A number of alumnae are appalled that she remains in her role. Sushil Sinha, one of the Miss Hall’s graduates who’d informed Heaton about Rutledge’s past relationships, is fervently leading a charge to have Heaton and head of the board Nancy Gustafson Ault removed. Commissioning the report, Sinha says, “was a stall tactic. It was a stall tactic to make alums sit back…to kind of give us a controlled outlet for us to report things and then say, ‘Okay, all said and done. But also let it take a lot of time so people forget about it a little bit, let the smoke clear a little bit. Then let women do what women do: They get nostalgic and they put fucking rose-colored glasses on and don’t stay on track.’”
As Sinha notes, after the report came out, the school announced it would be pausing access to the Facebook alumnae engagement page, severing means of public discussion among graduates about what they had just read for several weeks.
Simon, who graduated in 2005, agrees that the school is failing in its relations with former students. “I don’t feel that the school is equipped or able to handle the alumnae response to this. And instead they’re just perpetuating, at least for the alumnae, a culture of silence, which is how we got here in the first place.” But she has reservations about Sinha’s immediate goal. “I’m not really a fan of cancel culture, and I just feel like I don’t think that that will necessarily bring about the change that they are wanting.”

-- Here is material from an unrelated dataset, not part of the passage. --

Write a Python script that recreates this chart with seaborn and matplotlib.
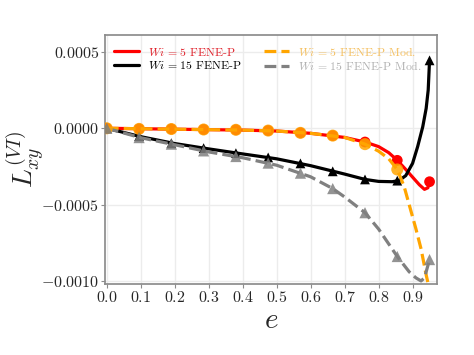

While Fares’s civil suit against Miss Hall’s and Norris for negligence and Rutledge for battery and assault is now in the discovery phase, Simon settled her case against the school, Norris, and Chandler in August—and she stands up for the current head. “I have felt that Julia Heaton in particular, and also the head of the board, Nancy [Gustafson Ault], have had compassion for the survivors and have taken accountability for what happened.” She adds, “I don’t want to wrap it up in a bow, but I really do want to have hope in this moment for Miss Hall’s, and that they can make sure that what happened to us never happens again.”
For Simon and Fares, that means doing what they can to change the Massachusetts law by which 16 is the age of consent, regardless of whether one party is an adult in a position of authority—Rutledge did not have sex with his alleged victims until they were technically of age. Simon and Fares recently testified before the Massachusetts Joint Committee on the Judiciary on behalf of a proposed bill that would criminalize such conduct. By December, the state Senate Committee on Ways and Means will have voted on whether to push the bill forward.
Still, any changes to the law would have no retroactive impact; Rutledge is, and will likely remain, a free man in the state of Massachusetts. And according to Simon, he’s still an intimidating presence. In May, Simon returned to the Pittsfield area for her 20th reunion—a testament, she says, to how far she has come in the past year. Before attending an off-campus gathering, she stopped by a liquor store to buy a bottle of wine. As she approached the store, she spotted Rutledge out of the corner of her eye, sitting in the passenger’s side of a parked car.
“He stared at me and I stared at him. I just turned and went into the store, and then he followed me into the store and stood in the doorway,” Simon says. “I didn’t want to engage with him, obviously, and he just started his loud, booming voice talking to the cashier.” The topic was innocuous—the window display—but he was blocking the door and his intonation was uncanny. If his intention was to rattle her it worked. Shaking, she held back and waited until he left. The first person she called: Fares.